Objective: Identify each line below that contains the word "this", and copy it out.

Plotting code records:
--------------------------------

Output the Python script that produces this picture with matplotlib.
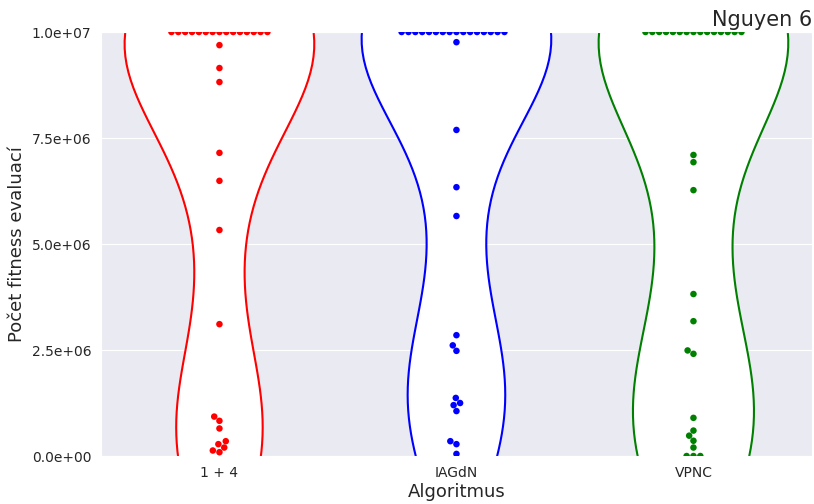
import numpy as np
import pandas as pd
import matplotlib
matplotlib.use("Agg")
import matplotlib.pyplot as plt
from matplotlib.ticker import FormatStrFormatter
from matplotlib.collections import PolyCollection
import seaborn as sns

# počty fitness evaluací pro jednotlivé běhy (limit 1e7 = nenalezeno)
algoritmy = ["1 + 4", "IAGdN", "VPNC"]
barvy = ["red", "blue", "green"]

evals_1p4 = [1e7] * 15 + [9.69e6, 9.15e6, 8.82e6, 7.15e6, 6.49e6, 5.33e6, 3.11e6,
                          0.93e6, 0.83e6, 0.65e6, 0.35e6, 0.28e6, 0.20e6, 0.13e6, 0.09e6]
evals_iagdn = [1e7] * 16 + [9.76e6, 7.69e6, 6.34e6, 5.66e6, 2.85e6, 2.61e6, 2.48e6,
                            1.37e6, 1.25e6, 1.20e6, 1.06e6, 0.35e6, 0.28e6, 0.05e6]
evals_vpnc = [1e7] * 15 + [7.10e6, 6.93e6, 6.27e6, 3.82e6, 3.18e6, 2.49e6, 2.41e6,
                           0.90e6, 0.60e6, 0.48e6, 0.36e6, 0.20e6, 0.0, 0.0, 0.0]

data = pd.DataFrame({
    "Algoritmus": ["1 + 4"] * len(evals_1p4) + ["IAGdN"] * len(evals_iagdn) + ["VPNC"] * len(evals_vpnc),
    "evals": evals_1p4 + evals_iagdn + evals_vpnc,
})

sns.set_style("darkgrid")
fig = plt.figure(figsize=(8.14, 5.04), dpi=100)
ax = fig.add_axes([0.124, 0.0952, 0.8735, 0.8413])

sns.violinplot(data=data, x="Algoritmus", y="evals", order=algoritmy,
               hue="Algoritmus", palette=barvy, inner=None, ax=ax, legend=False)
# bílá výplň, barevný obrys
polys = [c for c in ax.collections if isinstance(c, PolyCollection)]
for poly, barva in zip(polys, barvy):
    poly.set_facecolor("white")
    poly.set_edgecolor(barva)
    poly.set_linewidth(1.5)

sns.swarmplot(data=data, x="Algoritmus", y="evals", order=algoritmy,
              hue="Algoritmus", palette=barvy, size=4.7, linewidth=0,
              ax=ax, legend=False)

ax.set_ylim(0, 1e7)
ax.set_xlim(-0.5, 2.5)
ax.set_yticks([0, 2.5e6, 5e6, 7.5e6, 1e7])
ax.yaxis.set_major_formatter(FormatStrFormatter("%.1e"))
ax.tick_params(labelsize=10)
ax.set_xlabel("Algoritmus", fontsize=13, labelpad=2)
ax.set_ylabel("Počet fitness evaluací", fontsize=13)
ax.set_title("Nguyen 6", loc="right", fontsize=15, pad=4)

fig.savefig("out.png", dpi=100)
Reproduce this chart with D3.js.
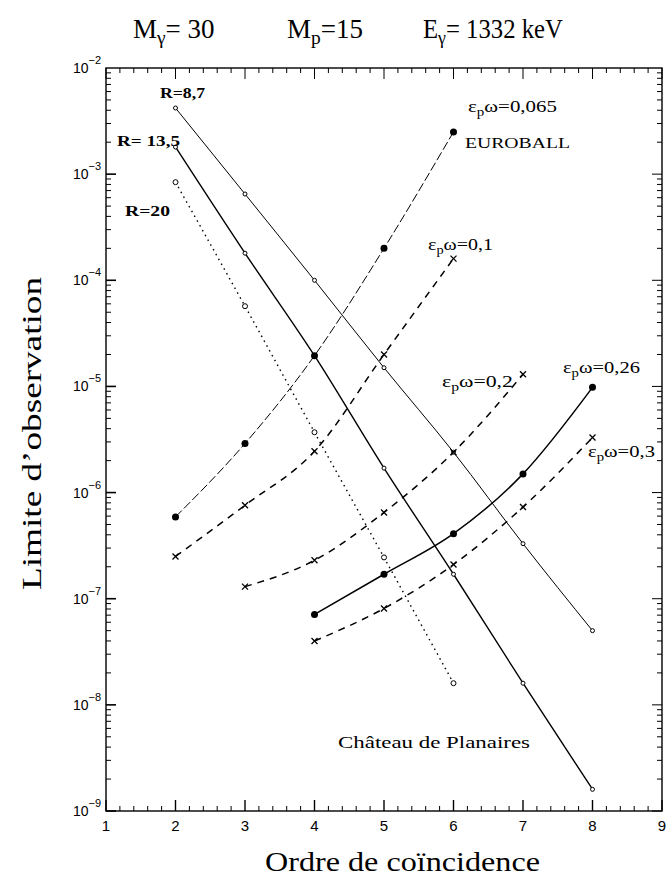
<!DOCTYPE html>
<html><head><meta charset="utf-8">
<script src="https://cdn.jsdelivr.net/npm/d3@7"></script>
<style>body{margin:0;background:#fff}svg{display:block}</style>
</head><body><svg id="c" width="672" height="883"></svg>
<script>
const orders = [1,2,3,4,5,6,7,8,9];
const yDecades = [-2,-3,-4,-5,-6,-7,-8,-9];

const xR87 = [2,3,4,5,6,7,8];
const yR87 = [4.2e-3,6.5e-4,1.0e-4,1.5e-5,2.4e-6,3.3e-7,5.0e-8];
const xR135 = [2,3,4,5,6,7,8];
const yR135 = [1.8e-3,1.8e-4,1.95e-5,1.7e-6,1.7e-7,1.6e-8,1.6e-9];
const xR20 = [2,3,4,5,6];
const yR20 = [8.4e-4,5.7e-5,3.7e-6,2.45e-7,1.6e-8];
const xE065 = [2,3,4,5,6];
const yE065 = [5.9e-7,2.9e-6,1.95e-5,2.0e-4,2.5e-3];
const xE01 = [2,3,4,5,6];
const yE01 = [2.5e-7,7.6e-7,2.45e-6,2.0e-5,1.6e-4];
const xE02 = [3,4,5,6,7];
const yE02 = [1.3e-7,2.3e-7,6.5e-7,2.4e-6,1.3e-5];
const xE026 = [4,5,6,7,8];
const yE026 = [7.1e-8,1.7e-7,4.1e-7,1.5e-6,9.8e-6];
const xE03 = [4,5,6,7,8];
const yE03 = [4.0e-8,8.1e-8,2.1e-7,7.3e-7,3.3e-6];

const svg = d3.select('#c');
const L=106,R=662,T=68,B=811;
const x = d3.scaleLinear().domain([1,9]).range([L,R]);
const y = d3.scaleLog().domain([1e-9,1e-2]).range([B,T]);
const serif = "'Liberation Serif','Times New Roman',serif";
const sans = "'Liberation Sans','DejaVu Sans',sans-serif";

// frame
svg.append('rect').attr('x',L).attr('y',T).attr('width',R-L).attr('height',B-T)
  .attr('fill','none').attr('stroke','#000').attr('stroke-width',1.4);

// y ticks
const g = svg.append('g').attr('stroke','#000').attr('stroke-width',1);
for (let d=-9; d<-2; d++) {
  for (let m=1; m<10; m++) {
    const v = m*Math.pow(10,d);
    const len = m===1?10:5;
    g.append('line').attr('x1',L).attr('x2',L+len).attr('y1',y(v)).attr('y2',y(v)).attr('stroke-width',m===1?1.6:1);
    g.append('line').attr('x1',R).attr('x2',R-len).attr('y1',y(v)).attr('y2',y(v));
  }
}
// x ticks
for (let i=0; i<=40; i++) {
  const t = 1 + i*0.2;
  const major = i%5===0;
  const len = major?11:5;
  g.append('line').attr('x1',x(t)).attr('x2',x(t)).attr('y1',B).attr('y2',B-len).attr('stroke-width',major?1.4:1);
  g.append('line').attr('x1',x(t)).attr('x2',x(t)).attr('y1',T).attr('y2',T+len);
}
// y tick labels
yDecades.forEach(d=>{
  const t = svg.append('text').attr('x',L-5).attr('y',y(Math.pow(10,d))+5)
    .attr('text-anchor','end').attr('font-family',sans).attr('font-size',14);
  t.append('tspan').text('10');
  t.append('tspan').attr('dy',-9).attr('font-size',11).text('\u2212'+(-d));
});
// x tick labels
orders.forEach(o=>{
  svg.append('text').attr('x',x(o)).attr('y',B+20).attr('text-anchor','middle')
    .attr('font-family',sans).attr('font-size',15).text(o);
});

// series
const series = [
  {xs:xR87,ys:yR87,dash:null,w:1,mark:'o',r:2},
  {xs:xR135,ys:yR135,dash:null,w:1.4,mark:'o',r:2},
  {xs:xR20,ys:yR20,dash:'1.5,4',w:1.4,mark:'o',r:2.5},
  {xs:xE065,ys:yE065,dash:'9,3',w:1,mark:'d',r:3.5},
  {xs:xE01,ys:yE01,dash:'7,6',w:1.5,mark:'x',r:3},
  {xs:xE02,ys:yE02,dash:'7,6',w:1.5,mark:'x',r:3},
  {xs:xE026,ys:yE026,dash:null,w:1.5,mark:'d',r:3.5},
  {xs:xE03,ys:yE03,dash:'7,6',w:1.5,mark:'x',r:3},
];
const line = d3.line().x(p=>x(p[0])).y(p=>y(p[1])).curve(d3.curveMonotoneX);
series.forEach(s=>{
  const pts = s.xs.map((v,i)=>[v,s.ys[i]]);
  svg.append('path').attr('d',line(pts)).attr('fill','none').attr('stroke','#000')
    .attr('stroke-width',s.w).attr('stroke-dasharray',s.dash);
  pts.forEach(p=>{
    const cx=x(p[0]), cy=y(p[1]);
    if (s.mark==='o') svg.append('circle').attr('cx',cx).attr('cy',cy).attr('r',s.r)
      .attr('fill','#fff').attr('stroke','#000').attr('stroke-width',1);
    else if (s.mark==='d') svg.append('circle').attr('cx',cx).attr('cy',cy).attr('r',s.r).attr('fill','#000');
    else svg.append('path').attr('d',`M${cx-s.r},${cy-s.r}L${cx+s.r},${cy+s.r}M${cx-s.r},${cy+s.r}L${cx+s.r},${cy-s.r}`)
      .attr('stroke','#000').attr('stroke-width',1.3);
  });
});

// labels
function txt(xp,yp,s,size,bold,len){
  const t = svg.append('text').attr('x',xp).attr('y',yp).attr('font-family',serif)
    .attr('font-size',size).attr('font-weight',bold?'bold':'normal').text(s);
  if (len) t.attr('textLength',len).attr('lengthAdjust','spacingAndGlyphs');
  return t;
}
// rich text: parts [text, isSub], optionally fitted horizontally to width W
function rich(x0,y0,parts,size,W){
  const gg = svg.append('g');
  let cx = 0;
  parts.forEach(([s,isSub])=>{
    const fs = isSub ? size*0.72 : size;
    const t = gg.append('text').attr('x',cx).attr('y',isSub?size*0.22:0)
      .attr('font-family',serif).attr('font-size',fs).text(s);
    cx += t.node().getComputedTextLength();
  });
  const k = W ? W/cx : 1;
  gg.attr('transform',`translate(${x0},${y0}) scale(${k},1)`);
  return gg;
}
txt(160,98,'R=8,7',15,true,45);
txt(117,146,'R= 13,5',15,true,63);
txt(125,216,'R=20',15,true,45);
function eps(x0,y0,val,W){ rich(x0,y0,[['\u03b5',false],['p',true],['\u03c9=' + val,false]],17,W); }
eps(468,112,'0,065',89);
txt(465,148,'EUROBALL',14,false,105);
eps(428,250,'0,1',65);
eps(442,387,'0,2',71);
eps(563,373,'0,26',77);
eps(588,457,'0,3',67);
txt(338,748,'Château de Planaires',17,false,192);

// title
rich(133,38,[['M',false],['\u03b3',true],['= 30',false]],27);
rich(287,38,[['M',false],['p',true],[' =15',false]],27);
rich(423,38,[['E',false],['\u03b3',true],[' = 1332 keV',false]],27,140);

// axis titles
svg.append('text').attr('x',265).attr('y',871)
  .attr('font-family',serif).attr('font-size',27).attr('textLength',275).attr('lengthAdjust','spacingAndGlyphs')
  .text('Ordre de coïncidence');
svg.append('text').attr('transform','translate(41,590) rotate(-90)')
  .attr('font-family',serif).attr('font-size',28).attr('textLength',313).attr('lengthAdjust','spacingAndGlyphs')
  .text('Limite d\u2019observation');
</script></body></html>
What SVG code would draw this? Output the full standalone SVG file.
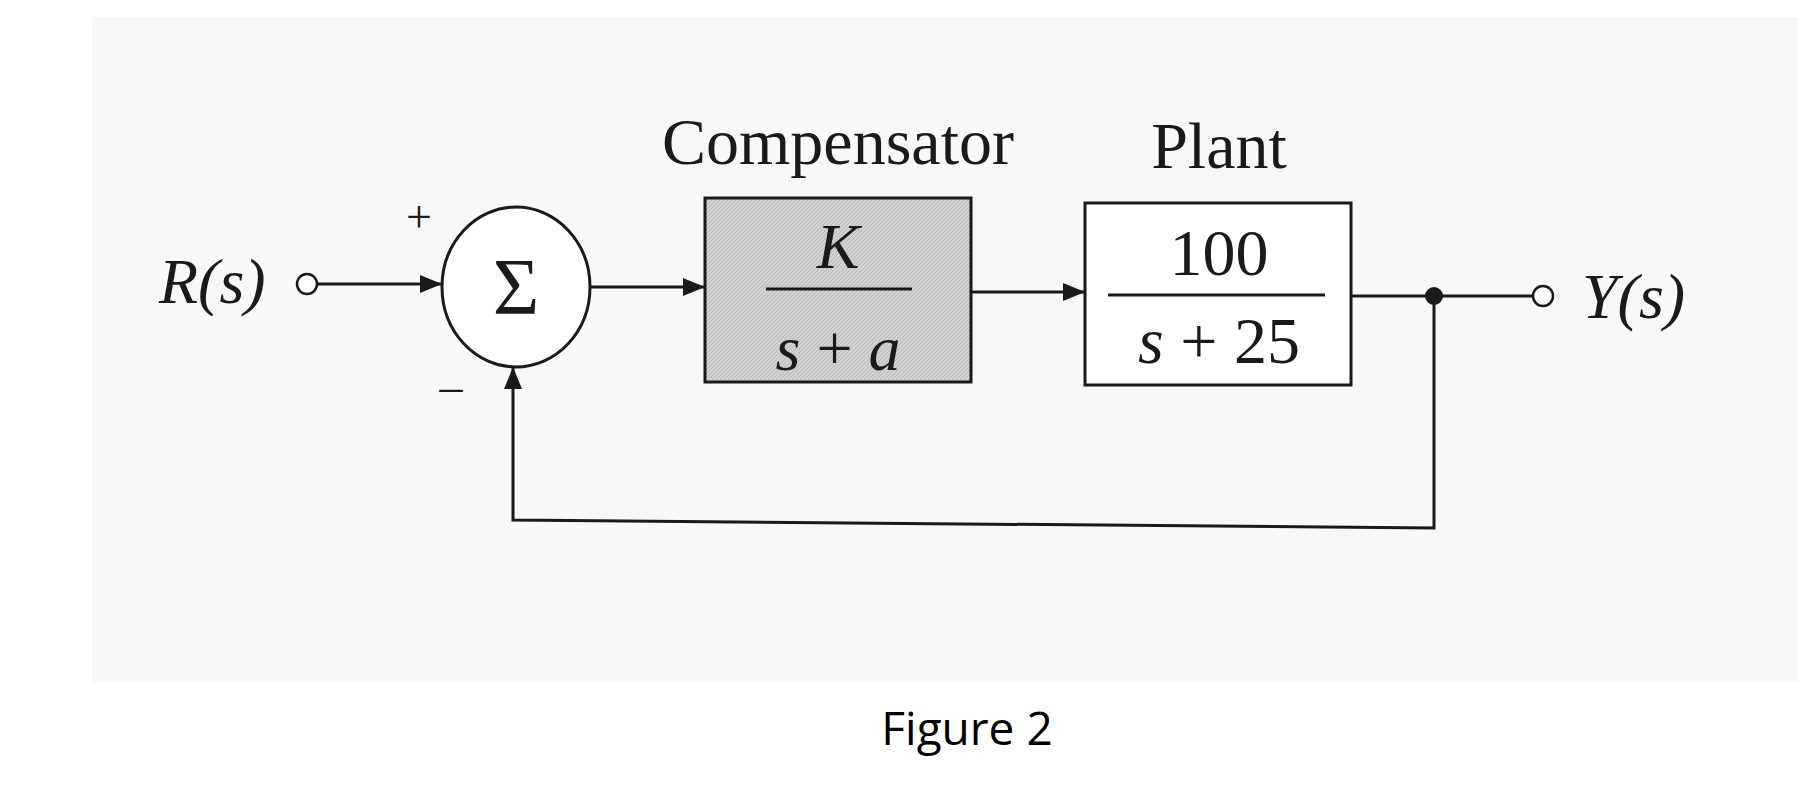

--------------------------------

Written response:
Output the Python script that produces this picture with matplotlib.
Reproduce this chart with D3.js.
What SVG code would draw this? Output the full standalone SVG file.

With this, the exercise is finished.